The user provides three inputs: business type, location, and any specific criteria. "Event photographers in Grand Rapids with outdoor experience." "Commercial printers within 30 miles that do large format." The search query gets constructed and sent to the Google Search API.

A key design decision here: I use the free googlesearch-python library instead of the Google Places API. Places charges between $0.20 and $2.00 per query depending on the data fields you request. For a tool that might run dozens of searches in a session, that adds up fast.

The tradeoff is speed. The free library is slower — rate-limited to avoid blocks. But it returns actual website URLs instead of just business listings, which means the next stage can scrape contact information directly from vendor sites. Places gives you a phone number and an address. Web scraping gives you email addresses, contact forms, social links, and sometimes pricing pages.

For vendor research, the richer data is worth the wait.

Stage 2: Scrape

For each candidate from the search results, BeautifulSoup visits their website and extracts contact information. The scraper uses regex patterns to find email addresses, phone numbers, and physical addresses embedded in page content, footers, and contact pages.

This is inherently messy work. Websites aren't structured data. Some vendors put their email in a mailto link. Others render it as an image to prevent scraping. Some have a contact form but no direct email anywhere on the site. The scraper does its best and records what it finds — along with what it couldn't find, which becomes part of the qualification score.

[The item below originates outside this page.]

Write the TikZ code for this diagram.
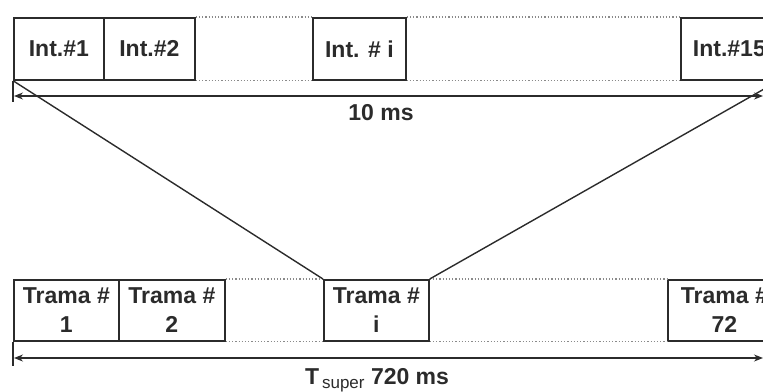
\documentclass[tikz,border=0pt]{standalone}
\usepackage{fontspec}
\setmainfont{Liberation Sans}
\usetikzlibrary{arrows.meta}
\definecolor{ink}{HTML}{2B2B2B}
\definecolor{dots}{HTML}{8A8A8A}
\begin{document}
\begin{tikzpicture}[x=1pt,y=-1pt,
  slot/.style={draw=ink, line width=1.7pt, minimum height=62pt, inner sep=0pt,
    anchor=north west, text=ink, align=center,
    font=\fontsize{23}{29}\selectfont\bfseries},
  gap/.style={draw=dots, line width=1.2pt, dotted},
  span/.style={draw=ink, line width=1.3pt,
    {Stealth[length=9pt,width=7pt]}-{Stealth[length=9pt,width=7pt]}},
  tick/.style={draw=ink, line width=1.3pt},
  fan/.style={draw=ink, line width=1.4pt},
  lbl/.style={text=ink, inner sep=0pt, font=\fontsize{23}{28}\selectfont\bfseries}]
\useasboundingbox (0,0) rectangle (763,391);
\clip (0,0) rectangle (763,391);

% intervals of one frame
\node[slot, minimum width=90pt] (i1)  at (13,17)  {Int.\#1};
\node[slot, minimum width=91pt] (i2)  at (103,17) {Int.\#2};
\node[slot, minimum width=93pt] (ii)  at (312,17) {Int. \# i};
\node[slot, minimum width=97pt] (i15) at (680,17) {Int.\#15};

% frames of the superframe
\node[slot, minimum width=105pt, minimum height=61pt] (t1)  at (13,279)  {Trama \#\\1};
\node[slot, minimum width=106pt, minimum height=61pt] (t2)  at (118,279) {Trama \#\\2};
\node[slot, minimum width=105pt, minimum height=61pt] (ti)  at (323,279) {Trama \#\\i};
\node[slot, minimum width=113pt, minimum height=61pt] (t72) at (667,279) {Trama \#\\72};

% dotted gaps between boxes
\draw[gap] (i2.north east) -- (ii.north west);
\draw[gap] (i2.south east) -- (ii.south west);
\draw[gap] (ii.north east) -- (i15.north west);
\draw[gap] (ii.south east) -- (i15.south west);
\draw[gap] (t2.north east) -- (ti.north west);
\draw[gap] (t2.south east) -- (ti.south west);
\draw[gap] (ti.north east) -- (t72.north west);
\draw[gap] (ti.south east) -- (t72.south west);

% expansion of frame i
\draw[fan] (i1.south west) -- (ti.north west);
\draw[fan] (i15.south east) -- (ti.north east);

% duration of one frame
\coordinate (k1) at (13,102);
\draw[tick] (i1.south west) -- (k1);
\coordinate (l1) at (14,96);
\coordinate (r1) at (763,96);
\draw[span] (l1) -- (r1);
\node[lbl] (d1) at (381,113) {10 ms};

% duration of the superframe
\coordinate (k2) at (13,366);
\draw[tick] (t1.south west) -- (k2);
\coordinate (l2) at (14,358);
\coordinate (r2) at (763,358);
\draw[span] (l2) -- (r2);
\node[lbl, anchor=base west] (d2) at (305,384)
  {T\raisebox{-4pt}{\fontsize{17}{17}\selectfont\mdseries\,super} 720 ms};
\end{tikzpicture}
\end{document}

Every scraped result gets stored as a Python dataclass. Clean serialization, type hints, and a consistent shape that the downstream stages can rely on. If the data model needs a new field — say, a LinkedIn URL — it gets added once and flows through the entire pipeline.

Stage 3: Qualify

Raw search results aren't useful. You need to know which vendors are worth reaching out to. The qualification stage runs a scoring model that evaluates each candidate on a 0-100 scale with four weighted factors:

Rating (40%): Average review score from available sources. Higher is better, obviously, but a 4.8 with 200 reviews beats a 5.0 with three.
Review count (20%): Volume of reviews as a signal of establishment and reliability. Normalized against the highest count in the result set.
Distance (20%): Proximity to the target location. Closer vendors score higher. Configurable radius.
Contact availability (20%): Did the scraper find a direct email? A phone number? Both? Vendors with no discoverable contact info score zero on this factor — you can't do outreach to someone you can't reach.

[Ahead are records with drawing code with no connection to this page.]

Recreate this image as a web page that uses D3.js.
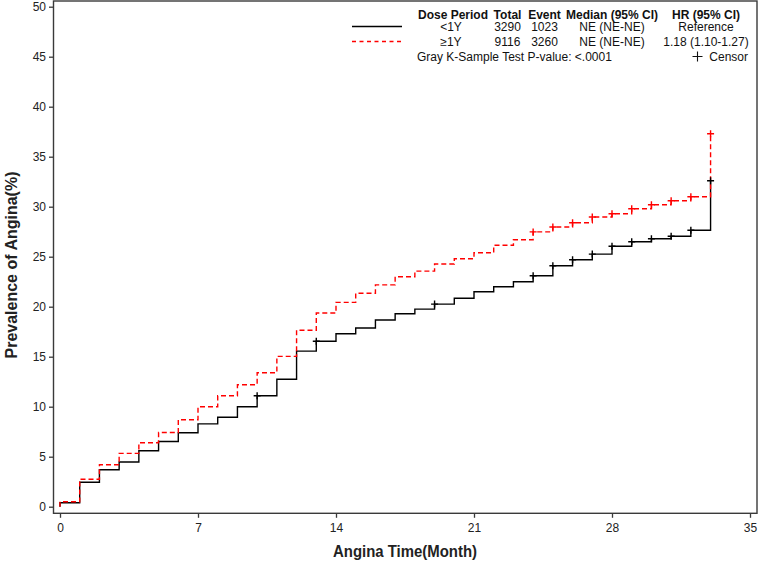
<!DOCTYPE html>
<html>
<head>
<meta charset="utf-8">
<script src="https://cdn.jsdelivr.net/npm/d3@7"></script>
<style>
  html, body { margin: 0; padding: 0; background: #fff; }
  svg { display: block; font-family: "Liberation Sans", Arial, sans-serif; }
</style>
</head>
<body>
<svg id="chart" width="758" height="562"></svg>
<script>
// ---------- data ----------
const months = [0, 0, 1, 2, 3, 4, 5, 6, 7, 8, 9, 10, 11, 12, 13, 14, 15, 16, 17, 18, 19, 20, 21, 22, 23, 24, 25, 26, 27, 28, 29, 30, 31, 32, 33];
const lessThan1Y = [0, 0.4, 2.45, 3.7, 4.47, 5.6, 6.52, 7.4, 8.28, 8.94, 10.0, 11.1, 12.75, 15.56, 16.55, 17.3, 17.87, 18.67, 19.3, 19.76, 20.26, 20.85, 21.5, 22.0, 22.5, 23.1, 24.1, 24.7, 25.26, 26.05, 26.5, 26.8, 27.05, 27.65, 32.6];
const atLeast1Y = [0, 0.5, 2.75, 4.2, 5.33, 6.4, 7.42, 8.7, 10.0, 11.1, 12.2, 13.4, 15.03, 17.65, 19.37, 20.43, 21.35, 22.18, 23.0, 23.56, 24.27, 24.8, 25.4, 26.15, 26.7, 27.48, 27.97, 28.4, 28.97, 29.3, 29.8, 30.2, 30.6, 31.0, 37.3];
const censorLess1Y = [10, 13, 19, 24, 25, 26, 27, 28, 29, 30, 31, 32, 33];
const censorAtLeast1Y = [24, 25, 26, 27, 28, 29, 30, 31, 32, 33];
const xTicks = [0, 7, 14, 21, 28, 35];
const yTicks = [0, 5, 10, 15, 20, 25, 30, 35, 40, 45, 50];
const legendHeader = ["Dose Period", "Total", "Event", "Median (95% CI)", "HR (95% CI)"];
const legendRows = [
  ["<1Y", "3290", "1023", "NE (NE-NE)", "Reference"],
  ["\u22651Y", "9116", "3260", "NE (NE-NE)", "1.18 (1.10-1.27)"]
];
const testText = "Gray K-Sample Test P-value: <.0001";
const censorLabel = "Censor";
const xTitle = "Angina Time(Month)";
const yTitle = "Prevalence of Angina(%)";

// ---------- layout ----------
const svg = d3.select("#chart");
const frame = { left: 53.5, right: 757, top: 1, bottom: 513.3 };
const x = d3.scaleLinear().domain([0, 35]).range([60, 750]);
const y = d3.scaleLinear().domain([0, 50]).range([506.7, 6.7]);
const axisColor = "#3a3a3a";

// frame
svg.append("rect")
  .attr("x", frame.left).attr("y", frame.top)
  .attr("width", frame.right - frame.left).attr("height", frame.bottom - frame.top)
  .attr("fill", "none").attr("stroke", axisColor).attr("stroke-width", 1.4);

// axes
const gx = svg.append("g").attr("transform", `translate(0,${frame.bottom})`)
  .call(d3.axisBottom(x).tickValues(xTicks).tickSize(4.5).tickSizeOuter(0).tickPadding(6));
const gy = svg.append("g").attr("transform", `translate(${frame.left},0)`)
  .call(d3.axisLeft(y).tickValues(yTicks).tickSize(4.5).tickSizeOuter(0).tickPadding(3));
[gx, gy].forEach(g => {
  g.select(".domain").remove();
  g.selectAll(".tick line").attr("stroke", axisColor).attr("stroke-width", 1.3);
  g.selectAll(".tick text").attr("fill", "#222").style("font-size", "12px")
    .style("font-family", "'Liberation Sans', Arial, sans-serif");
});

// titles
svg.append("text").attr("x", 405).attr("y", 557)
  .attr("text-anchor", "middle").attr("font-weight", "bold").style("font-size", "16px")
  .attr("textLength", 144).attr("lengthAdjust", "spacingAndGlyphs")
  .attr("fill", "#222").text(xTitle);
svg.append("text").attr("transform", "translate(17,265) rotate(-90)")
  .attr("text-anchor", "middle").attr("font-weight", "bold").style("font-size", "16px")
  .attr("textLength", 187).attr("lengthAdjust", "spacingAndGlyphs")
  .attr("fill", "#222").text(yTitle);

// curves
const line = d3.line().x(d => x(d[0])).y(d => y(d[1])).curve(d3.curveStepAfter);
const series = [
  { vals: lessThan1Y, censor: censorLess1Y, color: "#000", dash: null },
  { vals: atLeast1Y, censor: censorAtLeast1Y, color: "#ff0000", dash: "5,3" }
];
const plus = s => `M${-s},0H${s}M0,${-s}V${s}`;
series.forEach(s => {
  const pts = months.map((m, i) => [m, s.vals[i]]);
  svg.append("path").attr("d", line(pts))
    .attr("fill", "none").attr("stroke", s.color).attr("stroke-width", 1.4)
    .attr("stroke-dasharray", s.dash);
});
series.forEach(s => {
  svg.append("g").selectAll("path").data(s.censor).join("path")
    .attr("d", plus(3.5))
    .attr("transform", t => `translate(${x(t)},${y(s.vals[months.lastIndexOf(t)])})`)
    .attr("fill", "none").attr("stroke", s.color).attr("stroke-width", 1.4);
});

// legend
const colX = [453, 507.5, 544.5, 612, 706];
const leg = svg.append("g").style("font-size", "12px").attr("fill", "#111");
leg.selectAll("text.h").data(legendHeader).join("text").attr("class", "h")
  .attr("x", (d, i) => colX[i]).attr("y", 18.5).attr("text-anchor", "middle")
  .attr("font-weight", "bold").text(d => d);
const rowY = [31, 46];
legendRows.forEach((row, r) => {
  leg.selectAll(null).data(row).join("text")
    .attr("x", (d, i) => i === 0 ? 451 : colX[i]).attr("y", rowY[r]).attr("text-anchor", "middle")
    .text(d => d);
});
svg.append("line").attr("x1", 352).attr("x2", 402).attr("y1", 26.5).attr("y2", 26.5)
  .attr("stroke", "#000").attr("stroke-width", 1.4);
svg.append("line").attr("x1", 352).attr("x2", 402).attr("y1", 41.5).attr("y2", 41.5)
  .attr("stroke", "#ff0000").attr("stroke-width", 1.4).attr("stroke-dasharray", "4,3.5");
leg.append("text").attr("x", 417).attr("y", 61).text(testText);
leg.append("text").attr("x", 748).attr("y", 61).attr("text-anchor", "end").text(censorLabel);
svg.append("path").attr("d", plus(5)).attr("transform", "translate(697.5,56.5)")
  .attr("fill", "none").attr("stroke", "#111").attr("stroke-width", 1.1);
</script>
</body>
</html>
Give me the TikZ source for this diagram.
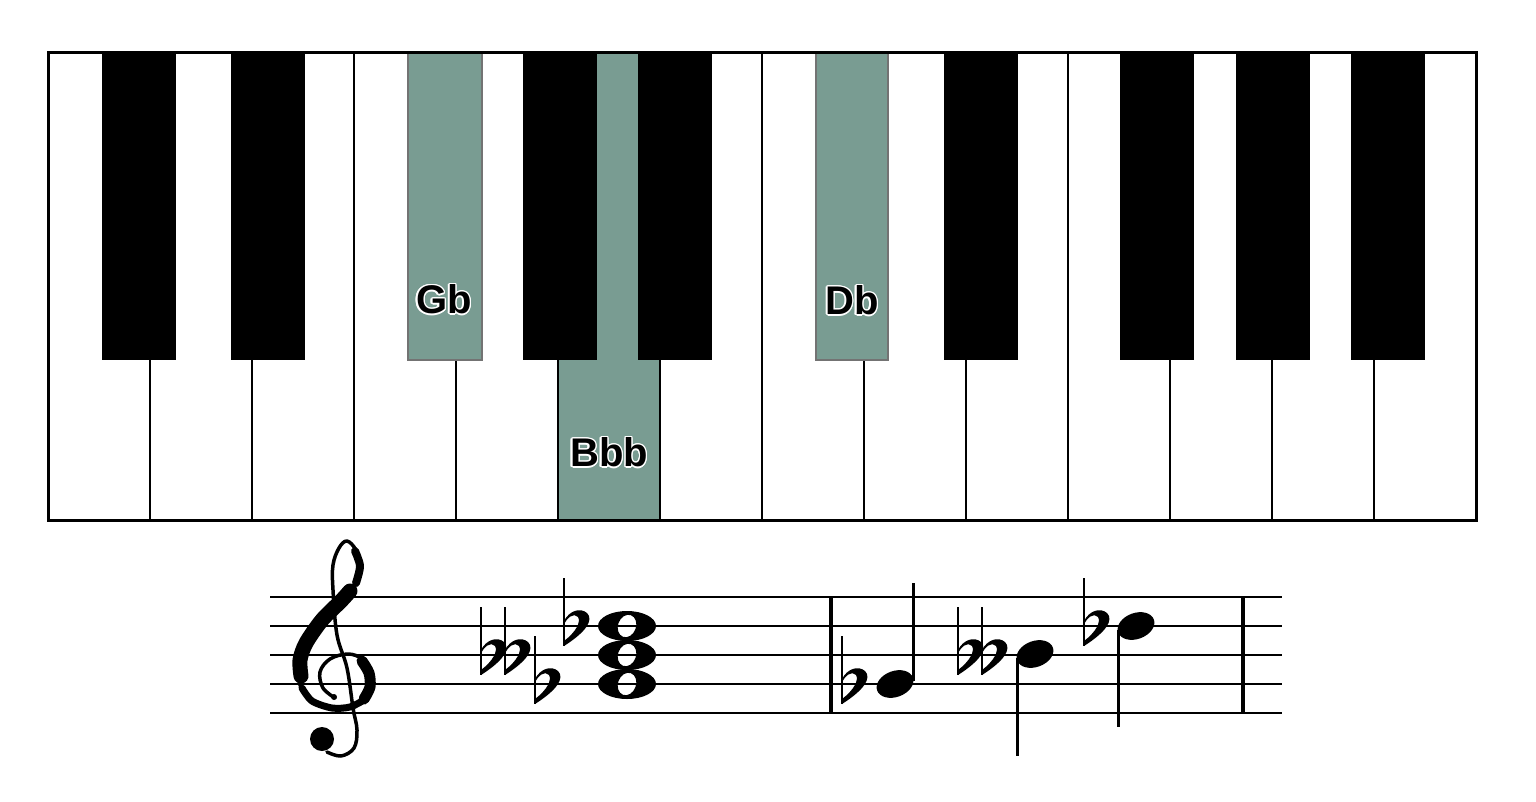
\documentclass[tikz,border=0pt]{standalone}
\usepackage{fontspec}
\usepackage{contour}
\setmainfont{Liberation Sans}
\usetikzlibrary{positioning}
\definecolor{chordkey}{RGB}{121,156,146}
\contourlength{1.4pt}

\begin{document}
\begin{tikzpicture}[x=1pt,y=-1pt,
    white key/.style={fill=white,draw=black,line width=2.5pt},
    black key/.style={fill=black},
    chord key/.style={fill=chordkey,draw=black!55,line width=1.5pt},
    key label/.style={font=\fontsize{40}{44}\selectfont\bfseries,inner sep=0pt},
    staff line/.style={line width=2.5pt},
    bar line/.style={line width=3.5pt},
    note stem/.style={line width=3pt},
    clef stroke/.style={line cap=round,line join=round},
    flat sign/.pic={
      \draw[line width=2.5pt] (0,-48) -- (0,20);
      \fill (0,-5) .. controls (5,-15) and (16,-19) .. (23,-13)
        .. controls (30,-6) and (22,6) .. (0,20) -- (0,15)
        .. controls (12,6) and (17,-4) .. (14,-9)
        .. controls (10,-14) and (3,-8) .. (0,-2) -- cycle;}]

\useasboundingbox (0,0) rectangle (1536,801);

\foreach \k in {0,...,13}
  \draw[white key] (48+102*\k,52) rectangle ++(102,468);
\draw[white key,fill=chordkey] (558,52) rectangle (660,520);
\foreach \x in {102,231,523,638,944,1120,1236,1351}
  \fill[black key] (\x,52) rectangle ++(74,308);
\draw[chord key] (408,52) rectangle ++(74,308);
\draw[chord key] (816,52) rectangle ++(72,308);
\draw[line width=3pt] (48,52) rectangle (1476,520);

\node[key label] (gb)  at (444,300) {\contour{white}{Gb}};
\node[key label] (db)  at (852,301) {\contour{white}{Db}};
\node[key label] (bbb) at (609,453) {\contour{white}{Bbb}};

\foreach \y in {597,626,655,684,713}
  \draw[staff line] (270,\y) -- (1282,\y);
\draw[bar line] (831,597) -- (831,713);
\draw[bar line] (1243,597) -- (1243,713);

\draw[clef stroke,line width=3.5pt] plot[smooth,tension=0.6] coordinates {
  (335,698) (323,688) (320,672) (330,659) (348,654) (362,659) (370,672)
  (371,686) (364,700) (350,707) (332,708) (312,701) (300,685) (299,665)
  (306,643) (322,620) (342,600) (356,584) (361,566) (356,550) (347,541)
  (339,548) (333,565) (333,590) (337,635) (347,668) (353,708) (357,730)
  (354,748) (341,756) (327,752)};
\draw[clef stroke,line width=15pt] plot[smooth] coordinates {
  (301,676) (300,660) (306,643) (322,620) (341,601) (350,591)};
\draw[clef stroke,line width=11pt] plot[smooth] coordinates {
  (362,661) (369,673) (370,687) (364,699)};
\draw[clef stroke,line width=7pt] plot[smooth] coordinates {
  (364,700) (350,707) (332,708) (312,701) (302,688)};
\draw[clef stroke,line width=8pt] plot[smooth] coordinates {
  (356,583) (360,566) (355,551)};
\fill (334,697) circle [radius=3pt];
\fill (322,739) circle [radius=12pt];

\foreach \y in {626,655,684}
  \fill[even odd rule] (627,\y) circle [x radius=29pt,y radius=15pt]
    (627,\y) circle [x radius=9pt,y radius=11.5pt,rotate=-20];
\pic at (535,684) {flat sign};
\pic at (481,655) {flat sign};
\pic at (505,655) {flat sign};
\pic at (564,626) {flat sign};

\fill (895,684) circle [x radius=19pt,y radius=13pt,rotate=20];
\draw[note stem] (913,681) -- (913,583);
\pic at (842,684) {flat sign};
\fill (1035,654) circle [x radius=19pt,y radius=13pt,rotate=20];
\draw[note stem] (1017,658) -- (1017,756);
\pic at (958,655) {flat sign};
\pic at (982,655) {flat sign};
\fill (1136,626) circle [x radius=19pt,y radius=13pt,rotate=20];
\draw[note stem] (1118,630) -- (1118,727);
\pic at (1084,626) {flat sign};
\end{tikzpicture}
\end{document}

The weights are configurable. If you care more about proximity than ratings, bump distance to 40% and drop something else. The defaults reflect my own priorities: quality first, reachability second.

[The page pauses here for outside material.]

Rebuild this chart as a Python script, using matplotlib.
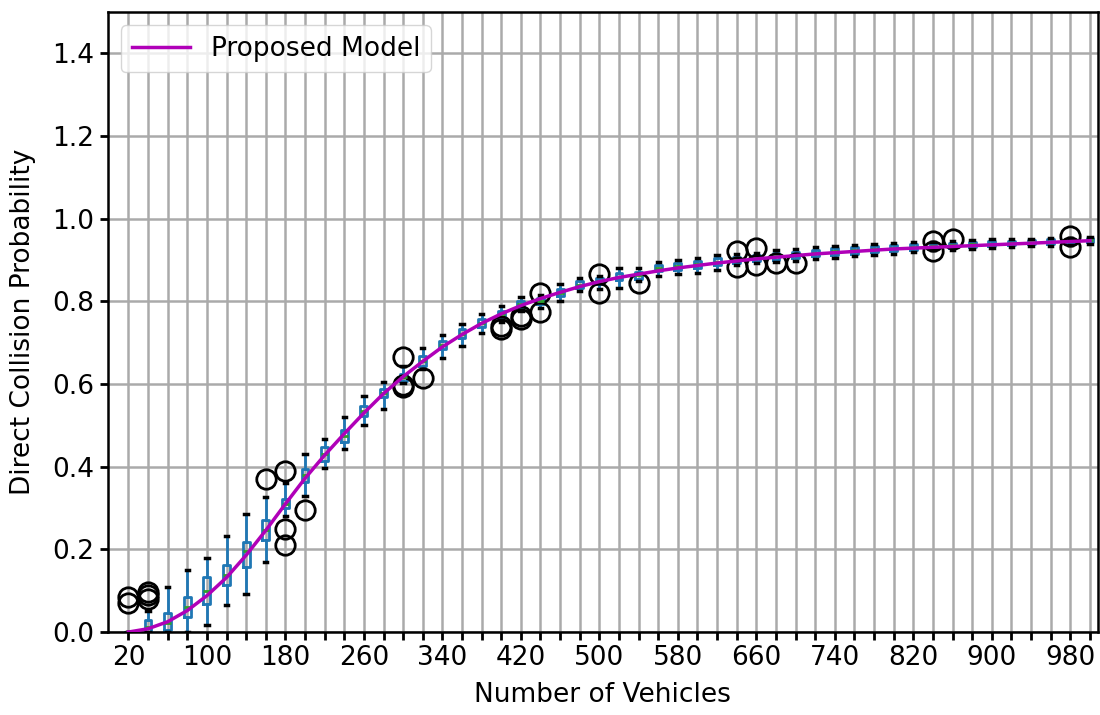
import matplotlib.pyplot as plt
import numpy as np

# number of vehicles (box positions)
vehicles = list(range(20, 1001, 20))

# boxplot stats: median, q1, q3, whisker low, whisker high
med = [0.0, 0.012, 0.022, 0.06, 0.1, 0.137, 0.195, 0.246, 0.31, 0.38,
       0.43, 0.475, 0.535, 0.578, 0.616, 0.656, 0.694, 0.722, 0.747, 0.77,
       0.793, 0.802, 0.82, 0.84, 0.85, 0.86, 0.864, 0.88, 0.885, 0.89,
       0.896, 0.9, 0.905, 0.909, 0.913, 0.917, 0.921, 0.924, 0.927, 0.929,
       0.931, 0.934, 0.936, 0.938, 0.94, 0.942, 0.943, 0.945, 0.946, 0.948]
q1 = [0.0, 0.0, 0.005, 0.037, 0.069, 0.113, 0.158, 0.222, 0.299, 0.362,
      0.415, 0.459, 0.524, 0.568, 0.608, 0.644, 0.684, 0.712, 0.737, 0.761,
      0.785, 0.795, 0.813, 0.833, 0.843, 0.853, 0.855, 0.873, 0.876, 0.882,
      0.889, 0.893, 0.898, 0.901, 0.905, 0.91, 0.913, 0.916, 0.92, 0.922,
      0.925, 0.928, 0.93, 0.932, 0.934, 0.936, 0.938, 0.939, 0.941, 0.943]
q3 = [0.0, 0.028, 0.045, 0.085, 0.133, 0.162, 0.218, 0.27, 0.323, 0.395,
      0.447, 0.49, 0.548, 0.588, 0.624, 0.668, 0.704, 0.733, 0.757, 0.777,
      0.801, 0.808, 0.829, 0.849, 0.857, 0.869, 0.871, 0.889, 0.892, 0.897,
      0.905, 0.907, 0.912, 0.917, 0.92, 0.925, 0.929, 0.931, 0.934, 0.936,
      0.938, 0.94, 0.942, 0.944, 0.946, 0.947, 0.949, 0.95, 0.951, 0.953]
wlo = [0.0, 0.0, 0.0, 0.0, 0.017, 0.065, 0.093, 0.17, 0.282, 0.33,
       0.398, 0.443, 0.502, 0.54, 0.603, 0.636, 0.663, 0.692, 0.724, 0.751,
       0.777, 0.785, 0.801, 0.825, 0.83, 0.833, 0.85, 0.862, 0.866, 0.87,
       0.875, 0.887, 0.893, 0.896, 0.898, 0.903, 0.906, 0.909, 0.913, 0.916,
       0.919, 0.925, 0.925, 0.927, 0.929, 0.931, 0.933, 0.935, 0.937, 0.939]
whi = [0.0, 0.05, 0.11, 0.15, 0.18, 0.232, 0.285, 0.326, 0.36, 0.43,
       0.467, 0.52, 0.572, 0.604, 0.644, 0.688, 0.72, 0.746, 0.77, 0.789,
       0.81, 0.815, 0.841, 0.857, 0.862, 0.881, 0.882, 0.896, 0.9, 0.905,
       0.913, 0.915, 0.918, 0.924, 0.927, 0.932, 0.935, 0.937, 0.94, 0.942,
       0.944, 0.944, 0.946, 0.948, 0.95, 0.951, 0.952, 0.953, 0.954, 0.956]
fliers = {20: [0.07, 0.085], 40: [0.08, 0.09, 0.097], 160: [0.37],
          180: [0.39, 0.25, 0.21], 200: [0.295], 300: [0.666, 0.593, 0.598],
          320: [0.614], 400: [0.733, 0.74], 420: [0.758, 0.765],
          440: [0.821, 0.774], 500: [0.867, 0.821], 540: [0.845],
          640: [0.922, 0.883], 660: [0.93, 0.889], 680: [0.892], 700: [0.894],
          840: [0.947, 0.921], 860: [0.951], 980: [0.958, 0.932]}

# proposed model curve
model = [0.0, 0.008, 0.025, 0.052, 0.088, 0.132, 0.186, 0.246, 0.31, 0.372,
         0.428, 0.48, 0.53, 0.577, 0.618, 0.655, 0.69, 0.72, 0.747, 0.77,
         0.79, 0.807, 0.822, 0.836, 0.848, 0.858, 0.866, 0.874, 0.881, 0.887,
         0.893, 0.898, 0.903, 0.907, 0.911, 0.915, 0.918, 0.921, 0.924, 0.927,
         0.929, 0.931, 0.933, 0.935, 0.937, 0.939, 0.941, 0.943, 0.945, 0.947]

stats = []
for i, v in enumerate(vehicles):
    stats.append(dict(med=med[i], q1=q1[i], q3=q3[i], whislo=wlo[i],
                      whishi=whi[i], fliers=fliers.get(v, [])))

fig = plt.figure(figsize=(11, 7.15), dpi=100)
ax = fig.add_axes([0.098, 0.116, 0.900, 0.867])

ax.grid(True, color='#aaaaaa', linewidth=1.8, zorder=0)
ax.set_axisbelow(True)

ax.bxp(stats, positions=vehicles, widths=7, manage_ticks=False,
       boxprops=dict(color='#1f77b4', linewidth=2),
       whiskerprops=dict(color='#1f77b4', linewidth=2),
       capprops=dict(color='black', linewidth=2.5),
       medianprops=dict(color='#2ca02c', linewidth=2),
       flierprops=dict(marker='o', markerfacecolor='none',
                       markeredgecolor='black', markersize=14,
                       markeredgewidth=2))

ax.plot(vehicles, model, color='#b000b8', linewidth=2.5,
        label='Proposed Model', zorder=5)

ax.set_xticks(vehicles)
ax.set_xticklabels([str(v) if (v - 20) % 80 == 0 else '' for v in vehicles])
ax.set_xlim(-1, 1008)
ax.set_ylim(0, 1.5)
ax.set_yticks(np.arange(0, 1.41, 0.2))

ax.tick_params(labelsize=19, direction='out', length=6, width=2)
for s in ax.spines.values():
    s.set_linewidth(1.8)

ax.set_xlabel('Number of Vehicles', fontsize=19, labelpad=8)
ax.set_ylabel('Direct Collision Probability', fontsize=19, labelpad=12)
ax.legend(loc='upper left', fontsize=19, handlelength=2.2)

fig.savefig('out.png', dpi=100)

After scoring, the pipeline produces a ranked shortlist. The top candidates float up. The ones with no contact info or poor ratings sink. You review the list and decide who to contact.

Stage 4: Outreach

The outreach stage is where the human stays firmly in the loop. You select which vendors to contact and choose an email template. The template engine renders personalized messages using {{variables}} — vendor name, business type, project details, specific notes you want to include.

The rendered emails go through the Gmail API via OAuth. No SMTP credentials floating around. No app passwords. Authentication is handled through the OS Keychain, same as every other credential in the system.

Each sent email gets logged to the session file. When you come back next week, you can see exactly who you contacted, when, and with what message. No accidental double-sends. No lost threads.

The architecture

The stack is deliberately simple. Python 3.9+, googlesearch-python for search, BeautifulSoup4 for scraping, and the Gmail API for outreach. No database. No web framework. No deployment infrastructure. Everything runs locally through an interactive CLI.

Session data persists as JSON files. Each research session gets its own file with a timestamp. The data model uses Python dataclasses throughout — vendors, search results, qualification scores, outreach records. Type safety without the overhead of an ORM.

The best architecture for a tool you'll use weekly is one you can understand in five minutes and debug in ten. Complexity is not a feature.

The pipeline is also designed to be extensible without being over-engineered. The search stage is an interface. Right now it wraps Google Search. If you wanted to add LinkedIn company search or Yelp results, you'd write a new search provider that returns the same data shape. The qualification stage doesn't care where the data came from — it just scores whatever it receives.

Same principle for outreach. Right now it's email via Gmail. If you wanted to add LinkedIn InMail or SMS, you'd write a new outreach provider. The template engine and variable system stay the same.

Key decisions and tradeoffs

Free search over paid API. Slower, but returns richer data (actual URLs vs. business listings) and costs nothing. For a tool that runs dozens of queries per session, the cost savings are meaningful.

Local persistence over cloud storage. Research sessions are personal work product. They don't need to live in a database. JSON files are portable, inspectable, and trivial to back up. If the tool grows to serve a team, persistence could be swapped to a database without touching the pipeline logic.

Human-in-the-loop for outreach. The pipeline could send emails automatically to every vendor above a score threshold. It doesn't. Outreach is a relationship-building action. You should read the message before it goes out. You should decide who gets it. Automation handles the research. Judgment handles the communication.

What this replaced

Before this tool, vendor research was a half-day project. Open a browser. Search. Click through sites. Copy email addresses into a spreadsheet. Write individual messages. Send them one at a time. Lose track of who you contacted and when.

Now it's a focused session. Define the search. Let the pipeline run. Review the scored results. Select targets. Send. The whole process — from "I need a photographer" to "five personalized emails sent" — takes about twenty minutes. The boring parts are automated. The judgment calls are still yours.

That's the right balance. The machine does the work it's good at — searching, scraping, scoring, templating. The human does the work that requires taste — choosing who to contact, reviewing the message, deciding whether the tone is right for this particular vendor.

The pipeline doesn't make you faster at vendor research. It makes vendor research a thing you can actually do in the time you have.